Dry Aged Beef
What is “dry aged beef”? Dry aging is the process by which large cuts of beef are aged for anywhere from several weeks to several months before being trimmed and cut into steaks. It’s a process that not only helps the steak develop flavor, but also makes it far more tender than it would be completely fresh. But dry aging also creates a chemical change, some of the flavor compounds and other molecules in the meat undergo chemical change that will increase some flavor components while reducing others.
Blue Sky Farm works closely with our processor who allows our meat to dry age for up to three weeks. This is unheard of in the industry. But provides us with the means of selling a product that is unmatched by other small producers.
With careful attention and patience, it’s possible to dry age beef at home. It is a simple process, but takes time.
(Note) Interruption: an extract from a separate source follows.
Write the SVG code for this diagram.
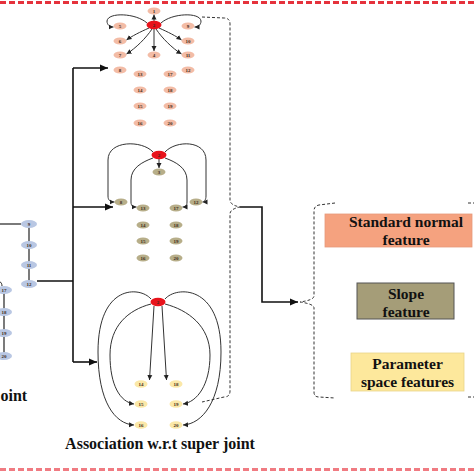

Sprinkle meat liberally with coarse kosher salt. Wrap the meat in plain paper towel or a cotton dish towel and put it on the bottom shelf of the refrigerator or in the coldest part of your frig. Change the towels every day until the meat is aged, which can be up to 7 to 15 days (many say even 21 days), but the time varies according to the size of the meat. The outside of the meat will get very leathery, a bit similar in texture to beef jerky, during the process, so watch for it as a sign that the aging is complete. Then trim the crust away and it’s ready to cook.
Some things to keep in mind:
To get the best results, the temperature should be maintained at 34 to 36 degrees Fahrenheit. It is possible the beef could pick up odors from the refrigerator, so be careful to keep those onions and other pungent foods covered. If you age the meat too long, or incorrectly, microorganisms can grow and cause spoilage. It may get a slight unpleasant odor, but the main sign of spoiled meat is a slimy surface. Note, it’s normal for the meat to shrink a bit during aging.